Conversely, HF, which contains fluorine, has the smallest atomic radius. This smaller size results in a stronger bond between hydrogen and fluorine, making it less willing to dissociate and thus rendering HF the weakest acid in this comparison. Therefore, the correct answer is that HF is the weakest acid.

When comparing the strengths of binary acids that are not located within the same period or group on the periodic table, specific guidelines can be applied. If the binary acids are separated by one period, the comparison should be based on electronegativity. Conversely, if they are separated by more than one period, atomic radius becomes the determining factor for acid strength.

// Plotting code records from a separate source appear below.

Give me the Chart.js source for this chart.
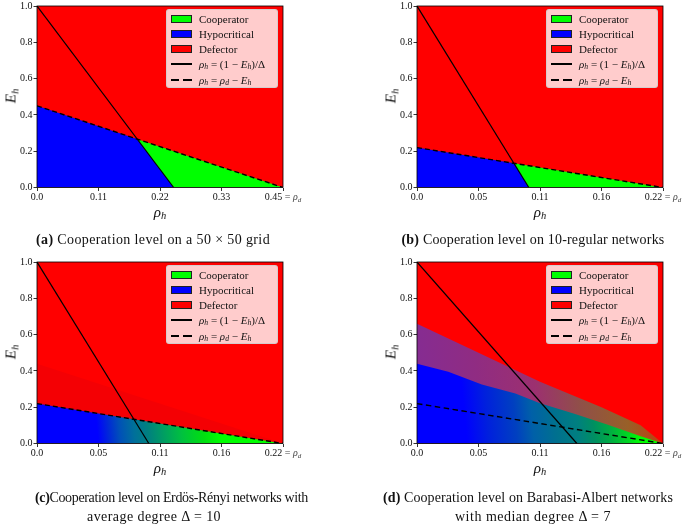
<!DOCTYPE html>
<html>
<head>
<meta charset="utf-8">
<script src="https://cdn.jsdelivr.net/npm/chart.js@4.4.1/dist/chart.umd.min.js"></script>
<style>
  body { margin: 0; width: 685px; height: 526px; position: relative; background: #fff; overflow: hidden;
         font-family: 'Liberation Serif', serif; color: #111; }
  canvas { position: absolute; }
  .t { position: absolute; white-space: nowrap; line-height: 1; transform: translate(-50%, -50%); }
  .cap { font-size: 14px; }
  .xt { font-size: 15px; }
  .yt { font-size: 15px; transform: translate(-50%, -50%) rotate(-90deg); }
  .tk { font-size: 10px; }
  .tk span { color: #444; }
  sub { font-size: 70%; vertical-align: -0.25em; line-height: 0; }
  .leg { position: absolute; width: 112px; height: 79px; box-sizing: border-box; background: rgba(255,255,255,0.8);
         border: 1px solid rgba(204,204,204,0.8); border-radius: 3px; font-size: 11px; }
  .leg .sw { position: absolute; left: 4px; width: 21px; height: 8px; border: 1px solid #222; box-sizing: border-box; }
  .leg .ln { position: absolute; left: 4px; width: 21px; height: 1.6px; background: #000; }
  .leg .ln.d { background: repeating-linear-gradient(90deg, #000 0 8px, transparent 8px 12.5px); height: 2px; }
  .leg .lb { position: absolute; left: 32px; line-height: 1; transform: translateY(-50%); white-space: nowrap; }
</style>
</head>
<body>
<script>
// x = rho_h, y = E_h
const rhoD = [0.45, 0.22, 0.22, 0.22];
const xTickValues = [
  [0, 0.1125, 0.225, 0.3375, 0.45],
  [0, 0.055, 0.11, 0.165, 0.22],
  [0, 0.055, 0.11, 0.165, 0.22],
  [0, 0.055, 0.11, 0.165, 0.22]
];
const xTickLabels = [
  ['0.0', '0.11', '0.22', '0.33', '0.45'],
  ['0.0', '0.05', '0.11', '0.16', '0.22'],
  ['0.0', '0.05', '0.11', '0.16', '0.22'],
  ['0.0', '0.05', '0.11', '0.16', '0.22']
];
const yTickValues = [0, 0.2, 0.4, 0.6, 0.8, 1.0];
const yTickLabels = ['0.0', '0.2', '0.4', '0.6', '0.8', '1.0'];

// (a) 50x50 grid
const gridCoop = [[0.25, 0], [0.183, 0.267], [0.45, 0]];
const gridHypo = [[0, 0], [0, 0.45], [0.183, 0.267], [0.25, 0]];
const gridSolid = [[0, 1], [0.25, 0]];
const gridDashed = [[0, 0.45], [0.45, 0]];

// (b) 10-regular
const regCoop = [[0.1, 0], [0.087, 0.133], [0.22, 0]];
const regHypo = [[0, 0], [0, 0.22], [0.087, 0.133], [0.1, 0]];
const regSolid = [[0, 1], [0.1, 0]];
const regDashed = [[0, 0.22], [0.22, 0]];

// (c) Erdos-Renyi
const erMixed = [[0, 0], [0, 0.22], [0.22, 0]];
const erShade = [[0, 0], [0, 0.44], [0.22, 0]];
const erSolid = [[0, 1], [0.1, 0]];
const erDashed = [[0, 0.22], [0.22, 0]];

// (d) Barabasi-Albert
const baMixed = [[0, 0], [0, 0.44], [0.028, 0.395], [0.058, 0.325], [0.088, 0.275], [0.11, 0.222],
                 [0.14, 0.165], [0.17, 0.104], [0.2, 0.04], [0.22, 0]];
const baShade = [[0, 0], [0, 0.66], [0.055, 0.5], [0.11, 0.34], [0.165, 0.2], [0.2, 0.1], [0.22, 0]];
const baSolid = [[0, 1], [0.143, 0]];
const baDashed = [[0, 0.22], [0.22, 0]];

const colCoop = '#00ff00', colHypo = '#0000ff', colDef = '#ff0000';

// colour ramps (blue -> green) along rho_h
const erStops = [[0, '#0000ff'], [0.055, '#0000ff'], [0.065, '#0028d8'], [0.075, '#0050b8'], [0.088, '#00709a'],
  [0.1, '#008080'], [0.115, '#00a060'], [0.13, '#00c040'], [0.15, '#00e010'], [0.165, '#00ff00'], [0.22, '#00ff00']];
const baStops = [[0, '#0000ff'], [0.045, '#0000ff'], [0.065, '#0020dd'], [0.09, '#0040c0'], [0.105, '#0060a8'],
  [0.125, '#00708f'], [0.145, '#007f80'], [0.16, '#009060'], [0.175, '#00b040'], [0.19, '#00d820'], [0.2, '#00ff00'], [0.22, '#00ff00']];
const baShadeStops = [[0, '#842c94'], [0.06, '#902c82'], [0.11, '#9c3070'], [0.15, '#905048'], [0.19, '#986028'], [0.22, '#c04010']];

const W = 300, H = 230, PL = 37, PW = 246, PT = 5, PB = 187.5;
const panelPos = [[0, 0], [380, 0], [0, 256], [380, 256]];

function pts(a) { return a.map(([x, y]) => ({x, y})); }

function region(data, color, order) {
  return { data: pts(data), fill: 'shape', backgroundColor: color, borderColor: 'rgba(0,0,0,0)',
           borderWidth: 0, pointRadius: 0, order };
}
function edge(data, dash) {
  return { data: pts(data), fill: false, borderColor: '#000', borderWidth: dash.length ? 1.4 : 1.2,
           borderDash: dash, pointRadius: 0, order: 0 };
}
function sweep(stops, tilt) {
  return (c) => {
    const chart = c.chart, a = chart.chartArea, xs = chart.scales.x;
    if (!a || !xs) return stops[0][1];
    const w = a.right - a.left, k = 1 + tilt * tilt;
    const g = chart.ctx.createLinearGradient(a.left, a.bottom, a.right, a.bottom - w * tilt);
    for (const [v, col] of stops) g.addColorStop(Math.min(1, v / xs.max / k), col);
    return g;
  };
}

const frame = {
  id: 'frame',
  afterDatasetsDraw(chart) {
    const {ctx, chartArea: a} = chart;
    ctx.save();
    ctx.strokeStyle = '#000';
    ctx.lineWidth = 0.8;
    ctx.strokeRect(a.left, a.top, a.right - a.left, a.bottom - a.top);
    ctx.restore();
  }
};

const panelSets = [
  [edge(gridSolid, []), edge(gridDashed, [5, 3]), region(gridCoop, colCoop, 1), region(gridHypo, colHypo, 1)],
  [edge(regSolid, []), edge(regDashed, [5, 3]), region(regCoop, colCoop, 1), region(regHypo, colHypo, 1)],
  [edge(erSolid, []), edge(erDashed, [5, 3]), region(erMixed, sweep(erStops, 0.1), 1),
   region(erShade, 'rgba(120,0,50,0.08)', 2)],
  [edge(baSolid, []), edge(baDashed, [5.5, 3.5]), region(baMixed, sweep(baStops, 0.1), 1),
   region(baShade, sweep(baShadeStops, 0.1), 2)]
];

const tickFont = {family: 'Liberation Serif', size: 10, lineHeight: 1};

panelSets.forEach((sets, i) => {
  const [left, top] = panelPos[i];
  const cv = document.createElement('canvas');
  cv.width = W; cv.height = H;
  cv.style.left = left + 'px'; cv.style.top = top + 'px';
  document.body.appendChild(cv);

  const defector = [[0, 0], [0, 1], [rhoD[i], 1], [rhoD[i], 0]];
  sets.push(region(defector, colDef, 3));

  new Chart(cv, {
    type: 'line',
    data: { datasets: sets },
    options: {
      responsive: false,
      animation: false,
      events: [],
      layout: { padding: { left: 0, right: W - PL - PW, top: PT, bottom: 0 } },
      plugins: { legend: { display: false }, tooltip: { enabled: false } },
      scales: {
        x: {
          type: 'linear', min: 0, max: rhoD[i],
          afterBuildTicks: s => { s.ticks = xTickValues[i].map(v => ({value: v})); },
          afterFit: s => { s.height = H - PB; },
          ticks: { autoSkip: false, maxRotation: 0, padding: 1, color: '#111', font: tickFont,
                   callback: (v, k) => k === xTickLabels[i].length - 1 ? '' : xTickLabels[i][k] },
          grid: { drawOnChartArea: false, drawTicks: true, tickLength: 3.5, color: '#000', lineWidth: 0.8 },
          border: { display: false }
        },
        y: {
          type: 'linear', min: 0, max: 1,
          afterBuildTicks: s => { s.ticks = yTickValues.map(v => ({value: v})); },
          afterFit: s => { s.width = PL; },
          ticks: { autoSkip: false, padding: 1, color: '#111', font: tickFont,
                   callback: (v, k) => yTickLabels[k] },
          grid: { drawOnChartArea: false, drawTicks: true, tickLength: 3.5, color: '#000', lineWidth: 0.8 },
          border: { display: false }
        }
      }
    },
    plugins: [frame]
  });

  // overlays: axis titles, last x tick, legend
  const put = (cls, html, x, y) => {
    const d = document.createElement('div');
    d.className = 't ' + cls;
    d.innerHTML = html;
    d.style.left = x + 'px'; d.style.top = y + 'px';
    document.body.appendChild(d);
  };
  put('xt', '<i>ρ</i><sub><i>h</i></sub>', left + PL + PW / 2, top + 212);
  put('yt', '<i>E</i><sub><i>h</i></sub>', left + 11, top + PT + 91);
  const last = xTickLabels[i][xTickLabels[i].length - 1];
  put('tk', last + '<span> = <i>ρ</i><sub><i>d</i></sub></span>', left + PL + PW, top + PB + 9.5);

  const leg = document.createElement('div');
  leg.className = 'leg';
  leg.style.left = (left + PL + PW - 5 - 112) + 'px';
  leg.style.top = (top + PT + 4) + 'px';
  const rows = [
    ['sw', colCoop, 'Cooperator'],
    ['sw', colHypo, 'Hypocritical'],
    ['sw', colDef, 'Defector'],
    ['ln', '', '<i>ρ</i><sub><i>h</i></sub> = (1 − <i>E</i><sub><i>h</i></sub>)/Δ'],
    ['ln d', '', '<i>ρ</i><sub><i>h</i></sub> = <i>ρ</i><sub><i>d</i></sub> − <i>E</i><sub><i>h</i></sub>']
  ];
  const rowY = [8.5, 23.5, 38.5, 54, 69.5];
  rows.forEach(([kind, col, text], r) => {
    const m = document.createElement('div');
    m.className = kind;
    if (col) m.style.background = col;
    m.style.top = (rowY[r] - (kind === 'sw' ? 4 : 1)) + 'px';
    leg.appendChild(m);
    const l = document.createElement('div');
    l.className = 'lb';
    l.style.top = rowY[r] + 'px';
    l.innerHTML = text;
    leg.appendChild(l);
  });
  document.body.appendChild(leg);
});

// caption lines: text, centre x, centre y, width in the figure
const captions = [
  ['<b>(a)</b> Cooperation level on a 50 × 50 grid', 153, 240, 234],
  ['<b>(b)</b> Cooperation level on 10-regular networks', 533, 240, 263],
  ['<b>(c)</b>Cooperation level on Erdös-Rényi networks with', 171.5, 498, 273],
  ['average degree Δ = 10', 154, 517, 134],
  ['<b>(d)</b> Cooperation level on Barabasi-Albert networks', 528, 498, 290],
  ['with median degree Δ = 7', 533, 517, 156]
];
captions.forEach(([html, x, y, w]) => {
  const d = document.createElement('div');
  d.className = 't cap';
  d.innerHTML = html;
  d.style.left = x + 'px'; d.style.top = y + 'px';
  document.body.appendChild(d);
  const n = d.textContent.length;
  d.style.letterSpacing = ((w - d.getBoundingClientRect().width) / n) + 'px';
});
</script>
</body>
</html>
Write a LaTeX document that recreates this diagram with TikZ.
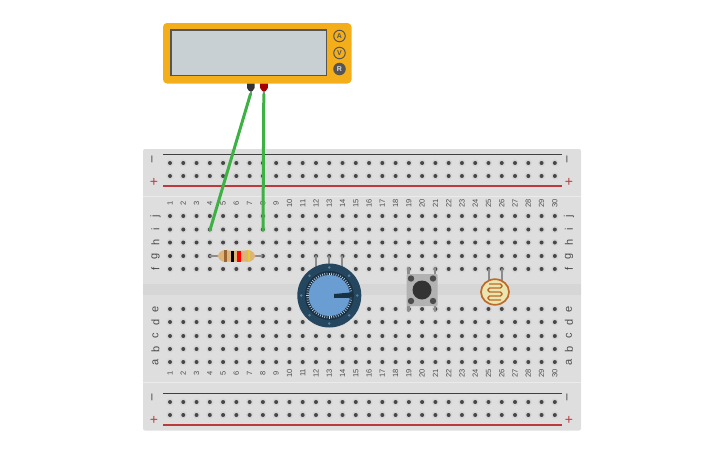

For example, consider the binary acids H₂Se, HF, H₂Te, and H₂S. To identify the weakest acid, we first examine the non-hydrogen elements: selenium, fluorine, tellurium, and sulfur. Since sulfur, selenium, and tellurium are in the same group, we can utilize atomic radius for comparison. A larger atomic radius typically indicates a stronger binary acid. Therefore, H₂Te is stronger than H₂Se, and H₂Se is stronger than H₂S, eliminating H₂Te and H₂Se as candidates for the weakest acid.

Next, we compare HF and H₂S. Since these two acids are separated by one period, we apply electronegativity for our analysis. Fluorine, located in the second period, is more electronegative than sulfur, which is in the third period. Given that fluorine is the most electronegative element, HF is determined to be more acidic than H₂S.

Through this process of elimination, we conclude that H₂S is the weakest acid among the options provided.